The application obviously runs without any problem, and loading the resulting file into the debugger is also faster since the debug information in the generated ELF file is neat and only contains information related to what is actually linked in. Here is the output of the sample program:
0:000 MainTask - INIT: emNet init started. Version 3.23b 0:000 MainTask - ********************************************************************* 0:000 MainTask - * emNet Configuration * 0:000 MainTask - ********************************************************************* 0:000 MainTask - * IP_DEBUG: 2 0:000 MainTask - * Memory added: 24576 bytes 0:000 MainTask - * Buffer configuration: 0:000 MainTask - * 12 buffers of 256 bytes 0:000 MainTask - * 6 buffers of 1516 bytes 0:001 MainTask - * TCP Tx/Rx window size per socket: 4380/4380 bytes 0:001 MainTask - * Number of interfaces added: 1 0:001 MainTask - * Interface #0 configuration: 0:001 MainTask - * Type: ETH 0:001 MainTask - * MTU: 1500 0:001 MainTask - * HW addr.: 00:22:C7:AB:FF:22 0:001 MainTask - ********************************************************************* 0:018 MainTask - INIT: Link is down 0:018 MainTask - DRIVER: Found PHY with Id 0x181 at addr 0x0 0:018 MainTask - 0:022 MainTask - 3:000 IP_Task - LINK: Link state changed: Full duplex, 100MHz 4:000 IP_Task - DHCPc: Sending discover! 4:000 IP_Task - DHCPc: IFace 0: Offer: IP: 10.0.0.183, Mask: 255.255.255.0, GW: 10.0.0.3. 5:000 IP_Task - DHCPc: IP addr. checked, no conflicts 5:000 IP_Task - DHCPc: Sending Request. 5:002 IP_Task - DHCPc: IFace 0: Using IP: 10.0.0.183, Mask: 255.255.255.0, GW: 10.0.0.3. Scanning cipher suites on http://www.google.com:443 C009 TLS_ECDHE_ECDSA_WITH_AES_128_CBC_SHA TLS 1.2 1637 ms, 26 ms socket, 1611 ms connect C02B TLS_ECDHE_ECDSA_WITH_AES_128_GCM_SHA256 TLS 1.2 1662 ms, 25 ms socket, 1637 ms connect C00A TLS_ECDHE_ECDSA_WITH_AES_256_CBC_SHA TLS 1.2 1648 ms, 26 ms socket, 1622 ms connect ...
SEGGER vs GNU linker
We benchmarked the SEGGER linker against the GNU linker using identical application object code and libraries–the same ELF files and archives were provided, in the same order, to both linkers.
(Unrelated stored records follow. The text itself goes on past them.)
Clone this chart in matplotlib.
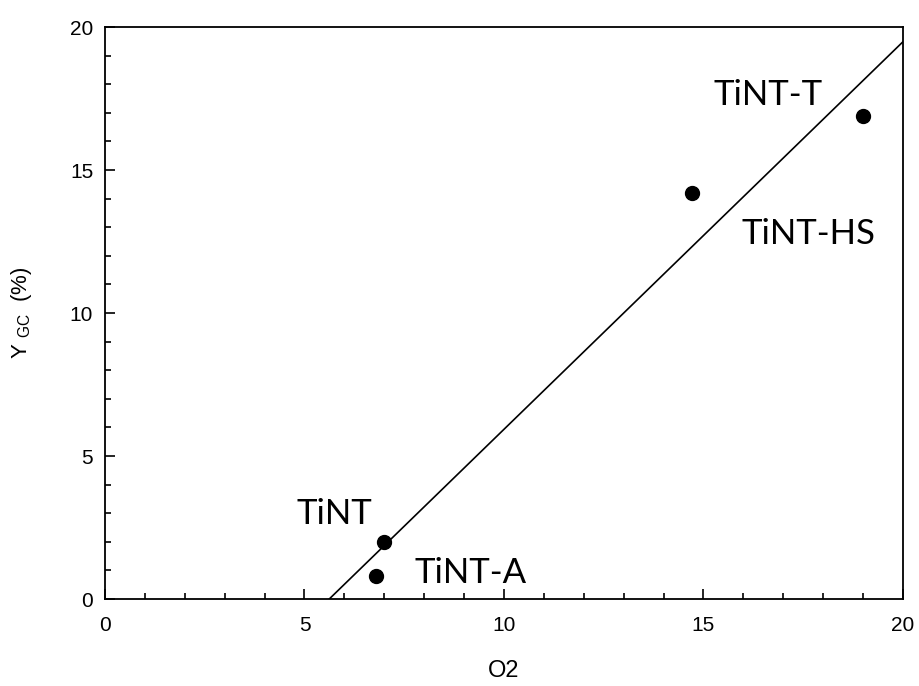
import numpy as np
import matplotlib
matplotlib.use("Agg")
import matplotlib.pyplot as plt
from matplotlib.ticker import MultipleLocator

plt.rcParams['font.family'] = ['Liberation Sans', 'DejaVu Sans']
plt.rcParams['mathtext.default'] = 'regular'

# Samples and measurements
samples = ["TiNT-A", "TiNT", "TiNT-HS", "TiNT-T"]
o2 = [6.8, 7.0, 14.7, 19.0]
y_gc = [0.8, 2.0, 14.2, 16.9]

fig = plt.figure(figsize=(9.2, 6.86), dpi=100)
ax = fig.add_axes([0.1141, 0.1268, 0.8674, 0.8338])

# Linear fit through the samples
slope, intercept = np.polyfit(o2, y_gc, 1)
x0 = -intercept / slope
xf = np.array([x0, 20.0])
ax.plot(xf, slope * xf + intercept, color="black", lw=1.2)

ax.plot(o2, y_gc, "o", color="black", ms=10)

label_pos = {
    "TiNT-A": (7.77, 0.91),
    "TiNT": (4.81, 2.97),
    "TiNT-HS": (15.96, 12.78),
    "TiNT-T": (15.26, 17.64),
}
for name in samples:
    lx, ly = label_pos[name]
    ax.text(lx, ly, name, fontsize=25, family=["Lato", "DejaVu Sans"],
            va="center", ha="left")

ax.set_xlim(0, 20)
ax.set_ylim(0, 20)
ax.xaxis.set_major_locator(MultipleLocator(5))
ax.xaxis.set_minor_locator(MultipleLocator(1))
ax.yaxis.set_major_locator(MultipleLocator(5))
ax.yaxis.set_minor_locator(MultipleLocator(1))
ax.tick_params(which="both", direction="in", top=False, right=False,
               width=1.2, labelsize=15)
ax.tick_params(which="major", length=7)
ax.tick_params(which="minor", length=4)
ax.tick_params(axis="x", which="major", pad=12.5)
ax.tick_params(axis="y", which="major", pad=8.5)
for sp in ax.spines.values():
    sp.set_linewidth(1.3)

ax.set_xlabel("O2", fontsize=17, labelpad=18)
ax.set_ylabel(r"Y $_{GC}$  (%)", fontsize=16, labelpad=26)

fig.savefig("out.png", dpi=100)
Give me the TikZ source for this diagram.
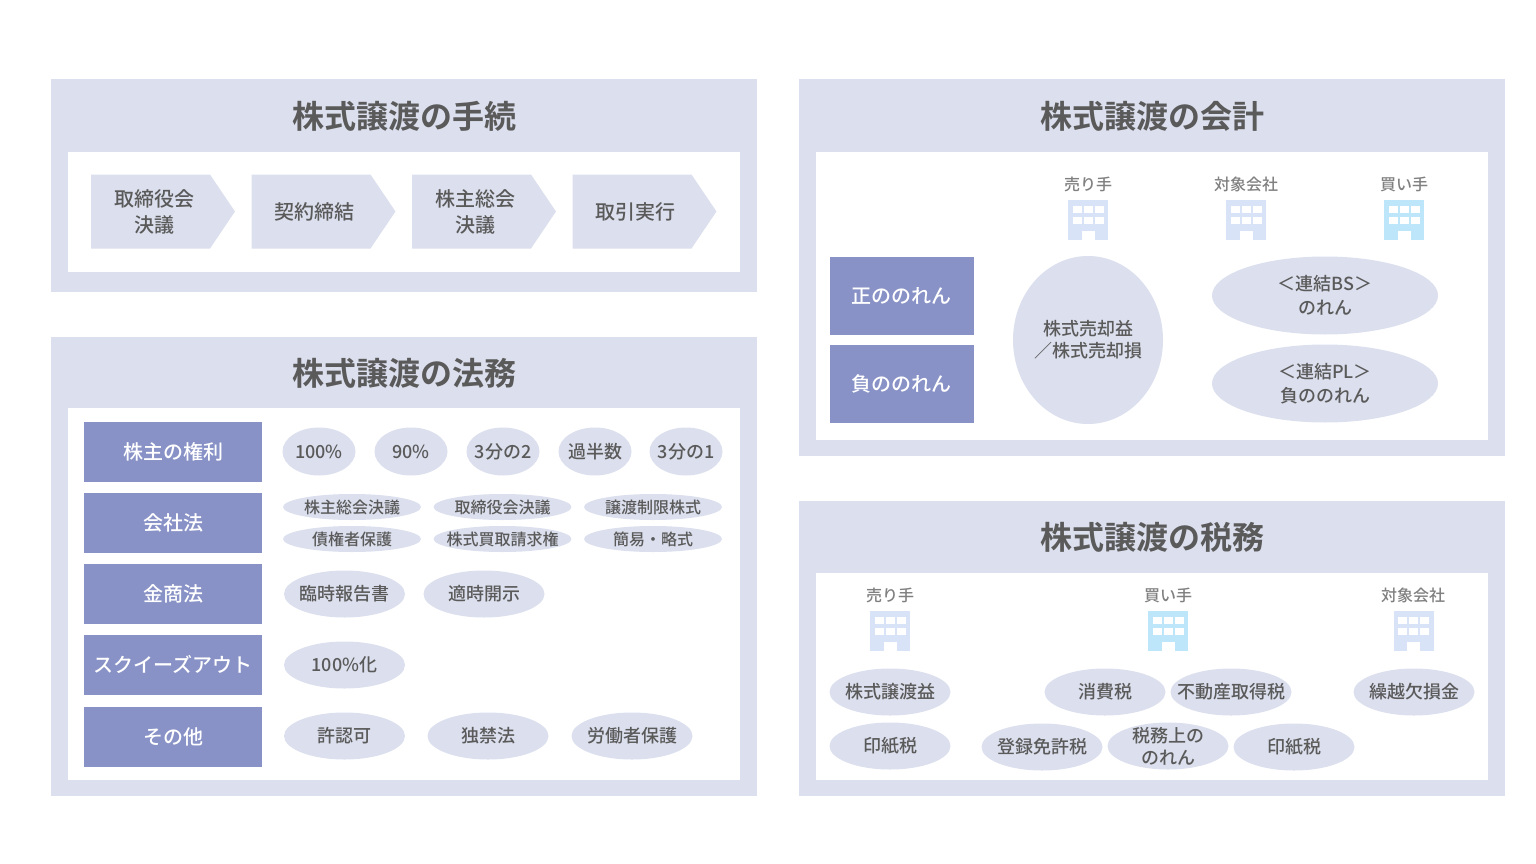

Because the SEGGER linker automatically creates initialization code for the application (to initialize data before entering main), a small section of one startup file (thumb_crt0.s) required modification, but otherwise its contents were unchanged. In fact, the startup file for the SEGGER linker is far shorter and simpler than the GNU equivalent as there is no need for explicit user-written initialization code that is always included, even for seldom-used sections, and you don’t need to write that code (or forget to write it) as the linker does it for you so that “it simply works!”
Here is the outcome:
Flash RAM GNU 354,936 80,160 SEGGER 348,824 80,132
The new SEGGER linker is more than 10 times as fast and reduces code size by 2%!
Best of all, this does not even use compression for the initialized segments and does not put any code in RAM. So GNU linker loses about 2% efficiency right from the starting line. We will investigate further and keep you posted on the progress and findings.
An exciting project … And lots of fun. Obviously, the SEGGER Linker will be free for non-commercial use just like all of Embedded Studio.